Record set:
%%

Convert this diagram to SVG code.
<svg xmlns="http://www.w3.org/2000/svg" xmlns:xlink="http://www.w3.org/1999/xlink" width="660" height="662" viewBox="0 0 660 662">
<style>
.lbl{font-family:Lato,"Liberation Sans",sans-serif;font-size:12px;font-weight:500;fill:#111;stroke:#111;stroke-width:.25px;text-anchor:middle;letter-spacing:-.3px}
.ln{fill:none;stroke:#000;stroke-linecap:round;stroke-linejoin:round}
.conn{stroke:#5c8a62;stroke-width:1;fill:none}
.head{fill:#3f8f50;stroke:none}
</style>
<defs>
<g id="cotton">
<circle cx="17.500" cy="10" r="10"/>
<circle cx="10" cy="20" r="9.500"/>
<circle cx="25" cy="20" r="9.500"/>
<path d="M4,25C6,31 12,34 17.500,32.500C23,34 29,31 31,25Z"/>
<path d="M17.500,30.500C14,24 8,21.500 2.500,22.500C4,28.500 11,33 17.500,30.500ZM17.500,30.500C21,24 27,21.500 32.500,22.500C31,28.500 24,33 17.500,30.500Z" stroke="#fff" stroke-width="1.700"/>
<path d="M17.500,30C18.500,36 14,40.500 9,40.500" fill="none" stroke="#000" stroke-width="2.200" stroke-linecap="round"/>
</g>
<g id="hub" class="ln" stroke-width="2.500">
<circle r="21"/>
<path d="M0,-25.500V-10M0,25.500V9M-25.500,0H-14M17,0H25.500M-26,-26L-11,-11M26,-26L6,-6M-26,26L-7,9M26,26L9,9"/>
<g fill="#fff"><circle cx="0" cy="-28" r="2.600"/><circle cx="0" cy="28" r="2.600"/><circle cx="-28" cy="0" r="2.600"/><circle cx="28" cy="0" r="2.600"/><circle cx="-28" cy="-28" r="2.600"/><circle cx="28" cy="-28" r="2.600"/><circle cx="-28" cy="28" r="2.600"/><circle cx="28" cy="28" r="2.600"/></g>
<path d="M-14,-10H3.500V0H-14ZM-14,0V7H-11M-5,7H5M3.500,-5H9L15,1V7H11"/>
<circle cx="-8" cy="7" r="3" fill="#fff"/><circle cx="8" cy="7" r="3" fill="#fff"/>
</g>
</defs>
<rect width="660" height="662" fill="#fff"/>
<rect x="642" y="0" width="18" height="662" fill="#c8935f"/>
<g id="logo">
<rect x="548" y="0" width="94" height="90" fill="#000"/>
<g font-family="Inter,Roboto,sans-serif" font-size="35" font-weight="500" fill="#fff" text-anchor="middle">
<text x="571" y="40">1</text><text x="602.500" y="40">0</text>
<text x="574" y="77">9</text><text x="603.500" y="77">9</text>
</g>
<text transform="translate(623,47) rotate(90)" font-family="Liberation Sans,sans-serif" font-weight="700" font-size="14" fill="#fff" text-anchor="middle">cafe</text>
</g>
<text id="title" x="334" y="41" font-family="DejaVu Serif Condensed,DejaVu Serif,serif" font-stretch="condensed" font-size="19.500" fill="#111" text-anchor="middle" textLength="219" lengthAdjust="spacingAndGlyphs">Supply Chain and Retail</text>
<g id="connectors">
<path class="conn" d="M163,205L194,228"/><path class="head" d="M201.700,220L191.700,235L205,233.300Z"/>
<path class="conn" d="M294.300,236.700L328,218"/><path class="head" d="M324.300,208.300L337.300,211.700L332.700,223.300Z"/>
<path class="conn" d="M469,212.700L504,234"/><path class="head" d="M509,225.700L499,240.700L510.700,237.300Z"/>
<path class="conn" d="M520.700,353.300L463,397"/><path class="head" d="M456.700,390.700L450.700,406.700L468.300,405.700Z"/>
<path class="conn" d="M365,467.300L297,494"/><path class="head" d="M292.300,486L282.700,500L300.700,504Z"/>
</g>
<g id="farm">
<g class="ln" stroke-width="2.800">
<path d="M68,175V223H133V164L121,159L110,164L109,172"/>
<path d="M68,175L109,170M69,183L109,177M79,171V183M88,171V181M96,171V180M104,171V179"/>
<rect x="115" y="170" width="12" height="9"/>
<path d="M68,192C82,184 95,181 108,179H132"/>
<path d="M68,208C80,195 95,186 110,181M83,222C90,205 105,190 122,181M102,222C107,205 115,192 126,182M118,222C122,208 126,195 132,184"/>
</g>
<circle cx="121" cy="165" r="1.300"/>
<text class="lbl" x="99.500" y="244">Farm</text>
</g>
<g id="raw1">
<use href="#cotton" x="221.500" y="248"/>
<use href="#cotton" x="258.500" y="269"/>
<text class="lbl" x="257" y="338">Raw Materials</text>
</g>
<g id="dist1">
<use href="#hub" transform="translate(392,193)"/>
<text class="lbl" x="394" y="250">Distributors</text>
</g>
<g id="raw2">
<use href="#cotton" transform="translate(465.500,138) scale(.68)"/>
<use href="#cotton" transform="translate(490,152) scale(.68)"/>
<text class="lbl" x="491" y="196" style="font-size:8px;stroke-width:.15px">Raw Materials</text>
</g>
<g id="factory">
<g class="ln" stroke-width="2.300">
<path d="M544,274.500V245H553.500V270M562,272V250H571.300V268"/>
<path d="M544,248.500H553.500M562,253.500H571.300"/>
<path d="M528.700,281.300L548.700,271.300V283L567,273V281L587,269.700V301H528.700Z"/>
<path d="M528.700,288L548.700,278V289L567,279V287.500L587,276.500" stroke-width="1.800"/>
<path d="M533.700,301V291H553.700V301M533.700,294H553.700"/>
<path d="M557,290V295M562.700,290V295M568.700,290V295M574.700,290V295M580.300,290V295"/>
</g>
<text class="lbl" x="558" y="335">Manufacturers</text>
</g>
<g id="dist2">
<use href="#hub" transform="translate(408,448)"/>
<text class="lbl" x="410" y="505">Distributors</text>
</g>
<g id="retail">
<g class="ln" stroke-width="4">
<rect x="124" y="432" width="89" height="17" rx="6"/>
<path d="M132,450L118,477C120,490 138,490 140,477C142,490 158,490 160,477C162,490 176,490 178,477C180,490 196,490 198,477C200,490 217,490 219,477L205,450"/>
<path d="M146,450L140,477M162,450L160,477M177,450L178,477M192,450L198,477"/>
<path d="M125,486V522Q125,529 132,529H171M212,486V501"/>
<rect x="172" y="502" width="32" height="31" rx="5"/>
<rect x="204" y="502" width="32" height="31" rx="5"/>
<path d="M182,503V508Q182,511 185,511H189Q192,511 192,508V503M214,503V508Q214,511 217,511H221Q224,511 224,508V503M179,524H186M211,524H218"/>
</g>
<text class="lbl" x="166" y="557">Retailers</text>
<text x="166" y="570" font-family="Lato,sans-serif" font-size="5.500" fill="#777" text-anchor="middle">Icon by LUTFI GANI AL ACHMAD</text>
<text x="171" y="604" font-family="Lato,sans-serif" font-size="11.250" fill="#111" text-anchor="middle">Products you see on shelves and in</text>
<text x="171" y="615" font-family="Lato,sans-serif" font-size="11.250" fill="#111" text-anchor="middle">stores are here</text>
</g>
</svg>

%%
%%

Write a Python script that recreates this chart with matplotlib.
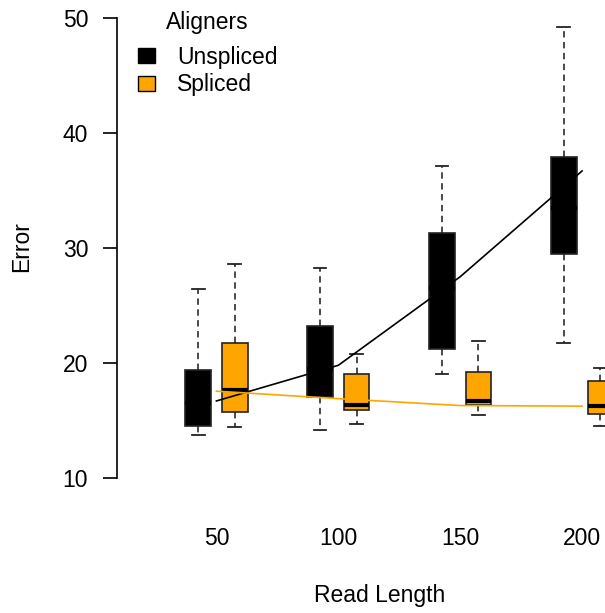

%%

Prompt:
Which lines of the material contain the string "this"? List each of them.

Answer to the task:
Convert this diagram to SVG code.
Write a Python script that recreates this chart with matplotlib.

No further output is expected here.